When zinc is used as a building material, it is actually fabricated as an alloy. Typically, it is 99.995 percent pure zinc, produced by an electrolytic process that introduces very controlled trace quantities of copper and titanium. The copper helps with mechanical resistance, making zinc easier to work with. The titanium is added to alleviate the tendency of material creep. Historically, it was observed that a sloped pure zinc roof on a building would become much thicker at the bottom of the roof than at the top in as little as five years. The zinc would literally “creep” down the roof over time, prompting the addition of titanium to overcome that problem.

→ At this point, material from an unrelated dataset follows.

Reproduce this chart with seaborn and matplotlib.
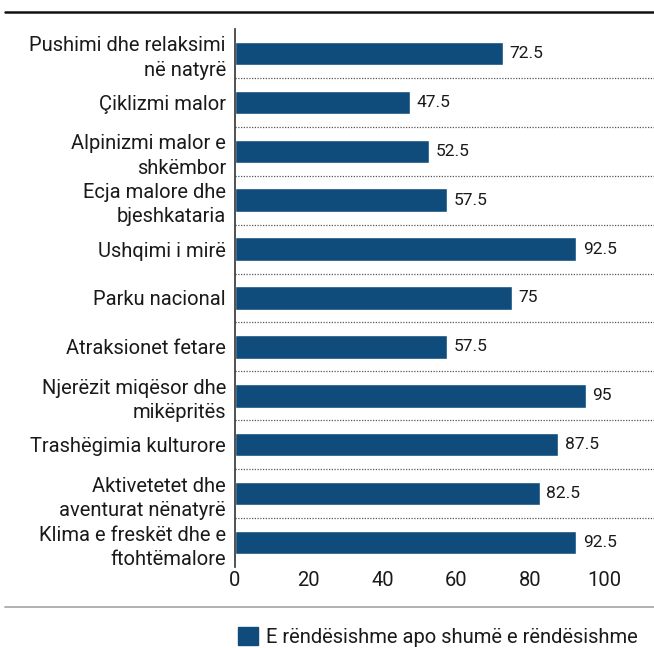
import matplotlib
matplotlib.use("Agg")
import matplotlib.pyplot as plt
import seaborn as sns
import pandas as pd
from matplotlib.lines import Line2D
from matplotlib.patches import Patch

categories = [
    "Pushimi dhe relaksimi\nnë natyrë",
    "Çiklizmi malor",
    "Alpinizmi malor e\nshkëmbor",
    "Ecja malore dhe\nbjeshkataria",
    "Ushqimi i mirë",
    "Parku nacional",
    "Atraksionet fetare",
    "Njerëzit miqësor dhe\nmikëpritës",
    "Trashëgimia kulturore",
    "Aktivetetet dhe\naventurat nënatyrë",
    "Klima e freskët dhe e\nftohtëmalore",
]
values = [72.5, 47.5, 52.5, 57.5, 92.5, 75, 57.5, 95, 87.5, 82.5, 92.5]
value_labels = ["72.5", "47.5", "52.5", "57.5", "92.5", "75", "57.5", "95", "87.5", "82.5", "92.5"]
x_ticks = [0, 20, 40, 60, 80, 100]
series_name = "E rëndësishme apo shumë e rëndësishme"

BAR = "#0f4c7c"
TXT = "#1a1a1a"

sns.set_theme(style="white")
plt.rcParams["font.family"] = ["Roboto", "DejaVu Sans"]

df = pd.DataFrame({"cat": categories, "val": values})

fig = plt.figure(figsize=(6.54, 6.48), dpi=100)
W, H = 654, 648
ax = fig.add_axes([235 / W, 1 - 567 / H, (654 - 235) / W, (567 - 29) / H])

sns.barplot(data=df, x="val", y="cat", color=BAR, saturation=1, width=0.48, ax=ax, orient="h")

ax.set_xlim(0, 113.5)
ax.set_ylim(len(categories) - 0.5, -0.5)
ax.set_xticks(x_ticks)
ax.set_xticklabels([str(t) for t in x_ticks], fontsize=14.5, color=TXT)
ax.set_yticks(range(len(categories)))
ax.set_yticklabels(categories, fontsize=14.5, color=TXT, linespacing=1.35)
ax.tick_params(axis="y", length=0, pad=6.5)
ax.tick_params(axis="x", length=0, pad=3)
ax.set_xlabel("")
ax.set_ylabel("")

for s in ["top", "right", "bottom"]:
    ax.spines[s].set_visible(False)
ax.spines["left"].set_color("#333333")
ax.spines["left"].set_linewidth(1.2)

# dotted separators between categories
for i in range(len(categories) - 1):
    ax.axhline(i + 0.5, color="#555555", linestyle=(0, (1, 1.2)), linewidth=0.9, zorder=0)

# value labels
for i, (v, lab) in enumerate(zip(values, value_labels)):
    ax.text(v + 1.8, i, lab, va="center", ha="left", fontsize=12.5, color=TXT)

# frame rules at top and bottom
fig.add_artist(Line2D([5 / W, 1], [1 - 12 / H, 1 - 12 / H], color="#111111", linewidth=1.8))
fig.add_artist(Line2D([5 / W, 1], [1 - 607 / H, 1 - 607 / H], color="#aaaaaa", linewidth=1.3))

# legend
fig.legend(handles=[Patch(facecolor=BAR, edgecolor=BAR)], labels=[series_name],
           loc="center", bbox_to_anchor=(438 / W, 1 - 637 / H), frameon=False,
           fontsize=14.5, handlelength=1.0, handleheight=1.0, handletextpad=0.4,
           labelcolor=TXT)

fig.savefig("out.png", dpi=100)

The manufacturing of zinc into building products has been refined over the past 100 years or more to the point where it is quite efficiently and sustainably done. Once the metals are mined, they go through a casting process at a mill that obviously requires heat to form the metal into usable portions for processing. The environmental air emissions produced from zinc processing at these plants are minimized due in part to the use of up-to-date equipment and emission abatement processes. But compared to other metals, it is worth noting that zinc requires significantly less energy to process due to its relatively lower melting point of 786 °F compared to other metals like aluminum at 1,120 °F, copper at 1,983 °F, and steel at 2,372 °F. Following this process, the zinc is then rolled, cooled and transformed into large primary coils which are further rolled and cut into smaller, saleable coils to be formed into specific building products.

Photo courtesy of VM Zinc Zinc forms a natural gray protective patina and can be pre-weathered in a variety of colors.

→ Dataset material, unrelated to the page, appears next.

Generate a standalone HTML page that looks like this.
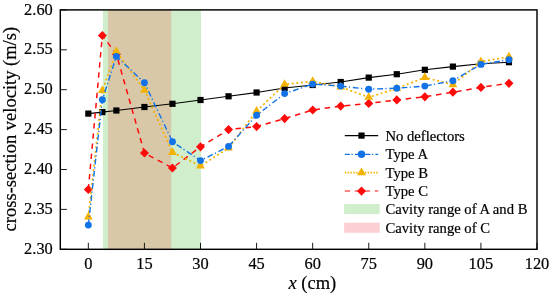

ASTM B6-09 is the “Standard Specification for Zinc” as a metal and covers zinc processing from ore by a process of distillation or by electrolysis in five grades: LME grade (related to the London Metal Exchange standards), special high grade, high grade, intermediate grade, and prime western grade. Under this standard, the zinc metal is tested to conform to chemical composition requirements free of any surface corrosion and adhering foreign matter. The most common, but separate building-related standard for products then manufactured out of zinc metal is ASTM B69-09 “Standard Specification for Rolled Zinc.” This standard covers Type I coils or sheets cut from strip rolled zinc, and Type II zinc plates such as boiler and hull plates produced by any rolling method. This accepted standard dictates the dimensional tolerances for thickness, width, length, saber and flatness. It also dictates the quantity of the trace elements that can be contained in the product.

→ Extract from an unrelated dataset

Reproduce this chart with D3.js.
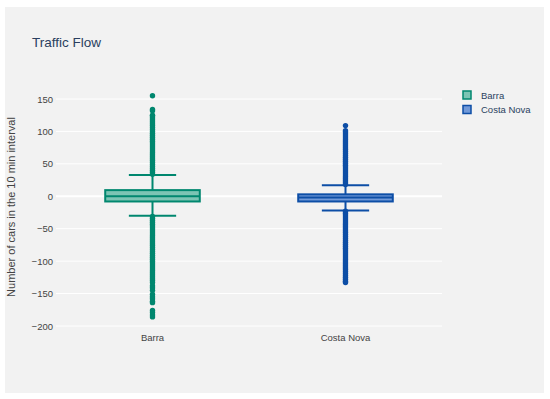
<!DOCTYPE html>
<html lang="en">

<head>
    <meta charset="UTF-8">
    <script src="https://d3js.org/d3.v7.min.js"></script>
    <title>Traffic Flow</title>
    <style>
        body { margin: 0; background: #fff; }
        text { font-family: "Liberation Sans", Arial, sans-serif; }
    </style>
</head>

<body>
    <div id="my_chart"></div>
    <script>
        // categories and box statistics
        var categories = ["Barra", "Costa Nova"];
        var colors = ["#00876f", "#0d4ea6"];
        var fills = ["#7cc4b4", "#7199d8"];
        var q1 = [-8, -8];
        var median = [0, -2];
        var q3 = [9.5, 3];
        var lowerFence = [-30, -22];
        var upperFence = [33, 17];
        var yTicks = [-200, -150, -100, -50, 0, 50, 100, 150];

        // outlier points, one list per category
        var barraOutliers = [
            34, 37, 40, 43, 46, 49, 52, 55, 58, 61, 64, 67, 70, 73, 76, 79, 82, 85, 88, 91,
            94, 97, 100, 103, 106, 109, 112, 115, 118, 121, 124, 125, 132, 134, 155,
            -31, -34, -37, -40, -43, -46, -49, -52, -55, -58, -61, -64, -67, -70, -73, -76,
            -79, -82, -85, -88, -91, -94, -97, -100, -103, -106, -109, -112, -115, -118,
            -121, -124, -127, -130, -133, -138, -141, -145, -151, -155, -158, -162,
            -164, -176, -179, -183, -186
        ];
        var costaOutliers = [
            18, 21, 24, 27, 30, 33, 36, 39, 42, 45, 48, 51, 54, 57, 60, 63, 66, 69, 72, 75,
            78, 81, 84, 87, 90, 93, 96, 99, 101, 109,
            -23, -26, -29, -32, -35, -38, -41, -44, -47, -50, -53, -56, -59, -62, -65, -68,
            -71, -74, -77, -80, -83, -86, -89, -92, -95, -98, -101, -104, -107, -110,
            -113, -116, -119, -122, -125, -128, -131, -133
        ];
        var outliers = [barraOutliers, costaOutliers];

        var W = 550, H = 399;
        var svg = d3.select("#my_chart")
            .append("svg")
            .attr("width", W)
            .attr("height", H);

        // gray panel
        svg.append("rect")
            .attr("x", 5).attr("y", 7)
            .attr("width", 539).attr("height", 386)
            .attr("fill", "#f2f2f2");

        var x = d3.scaleBand()
            .domain(categories)
            .range([56, 442]);
        var y = d3.scaleLinear()
            .domain([-200, 150])
            .range([326, 99]);

        // gridlines
        svg.append("g")
            .selectAll("line")
            .data(yTicks)
            .enter()
            .append("line")
            .attr("x1", 56).attr("x2", 442)
            .attr("y1", function (d) { return y(d); })
            .attr("y2", function (d) { return y(d); })
            .attr("stroke", "#fff")
            .attr("stroke-width", function (d) { return d === 0 ? 2 : 1; });

        // Y axis
        var yAxis = svg.append("g")
            .attr("transform", "translate(56,0)")
            .call(d3.axisLeft(y).tickValues(yTicks).tickSize(0).tickPadding(3)
                .tickFormat(function (d) { return d < 0 ? "\u2212" + Math.abs(d) : d; }));
        yAxis.select(".domain").remove();
        yAxis.selectAll("text")
            .attr("font-size", 9.5)
            .attr("fill", "#444")
            .attr("font-family", "Liberation Sans, Arial, sans-serif");

        // X axis
        var xAxis = svg.append("g")
            .attr("transform", "translate(0,331)")
            .call(d3.axisBottom(x).tickSize(0).tickPadding(3));
        xAxis.select(".domain").remove();
        xAxis.selectAll("text")
            .attr("font-size", 9.5)
            .attr("fill", "#444")
            .attr("font-family", "Liberation Sans, Arial, sans-serif");

        // boxes
        var boxW = x.bandwidth() * 0.49;
        categories.forEach(function (c, i) {
            var cx = x(c) + x.bandwidth() / 2;
            var g = svg.append("g");

            // whiskers
            g.append("line")
                .attr("x1", cx).attr("x2", cx)
                .attr("y1", y(upperFence[i])).attr("y2", y(lowerFence[i]))
                .attr("stroke", colors[i]).attr("stroke-width", 2);
            [upperFence[i], lowerFence[i]].forEach(function (v) {
                g.append("line")
                    .attr("x1", cx - boxW / 4).attr("x2", cx + boxW / 4)
                    .attr("y1", y(v)).attr("y2", y(v))
                    .attr("stroke", colors[i]).attr("stroke-width", 2);
            });

            // box
            g.append("rect")
                .attr("x", cx - boxW / 2)
                .attr("y", y(q3[i]))
                .attr("width", boxW)
                .attr("height", y(q1[i]) - y(q3[i]))
                .attr("fill", fills[i])
                .attr("stroke", colors[i])
                .attr("stroke-width", 2);
            g.append("line")
                .attr("x1", cx - boxW / 2).attr("x2", cx + boxW / 2)
                .attr("y1", y(median[i])).attr("y2", y(median[i]))
                .attr("stroke", colors[i]).attr("stroke-width", 2);

            // outliers
            g.selectAll("circle")
                .data(outliers[i])
                .enter()
                .append("circle")
                .attr("cx", cx)
                .attr("cy", function (d) { return y(d); })
                .attr("r", 2.7)
                .attr("fill", colors[i]);
        });

        // title
        svg.append("text")
            .attr("x", 32).attr("y", 47)
            .attr("font-size", 13.5)
            .attr("fill", "#2a3f5f")
            .text("Traffic Flow");

        // y axis title
        svg.append("text")
            .attr("transform", "translate(15,207) rotate(-90)")
            .attr("text-anchor", "middle")
            .attr("font-size", 11)
            .attr("fill", "#444")
            .text("Number of cars in the 10 min interval");

        // legend
        var legend = svg.append("g").attr("transform", "translate(463,91)");
        categories.forEach(function (c, i) {
            legend.append("rect")
                .attr("x", 0).attr("y", i * 14.5)
                .attr("width", 8).attr("height", 8)
                .attr("fill", fills[i])
                .attr("stroke", colors[i])
                .attr("stroke-width", 1.5);
            legend.append("text")
                .attr("x", 18).attr("y", i * 14.5 + 7.5)
                .attr("font-size", 9.5)
                .attr("fill", "#2a3f5f")
                .text(c);
        });
    </script>
</body>

</html>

While two-thirds of the zinc manufactured worldwide is used for flashings and rainwater goods, zinc roofing and wall cladding have become attention grabbing design elements. Products are available in a full range of applications from low-sloped roofing, high-sloped decorative roofing, ornamental features such as eyebrows and dormers, wall panels, rain screens, and sun shading devices. As an exposed and visible part of the building envelope, it is distinguished by its beautiful patina characteristics that many building professionals are starting to understand and seek. When rolled zinc first comes out of the mill, it is shiny like mill-bright aluminum. As the material is exposed to air, humidity, and pollution, it weathers, naturally creating a gray-colored patina that develops over time, much the same way bright mill copper develops a brown and then green patina over time. With zinc, this natural patina is a layer of zinc hydroxy-carbonate that typically takes 2 to 5 years to develop fully depending on environmental factors such as air quality and humidity. So, in areas with a higher concentration of CO2, the patina appears more quickly while zinc used in protected interior applications may rarely, if ever, develop a patina. Once the patina develops, the zinc has a uniform and consistent color of gray for its lifespan. However, the patina layer also has unique characteristics that contribute to its sustainability. The patina layer is compact and insoluble to rainwater which thereafter controls the rate of corrosion. This patina is said to be a self-healing protection for the zinc. If it becomes scratched or is removed mechanically, it will naturally redevelop from continued exposure to rainwater and carbon dioxide. The scratch would appear first as a shiny area but would then appear to actually “heal” itself as the patina reforms.

Zinc manufacturers also offer pre-patina materials, sometimes called pre-weathered, with a gray look that is very true to the natural soft gray patina. To achieve this look, the shiny or natural zinc coils are run through an acidic bath giving the material a weathered appearance. The longer the period of time they are in the bath, the darker the resulting color. Manufacturers also offer factory-applied transparent organic coatings that include subtle blues, reds and greens. Over time these colored and darker shaded materials will still develop the natural gray zinc patina eventually. The length of time for this to happen, however, still varies with air quality but typically these colors will last up to 30 years before gradually changing to the natural gray.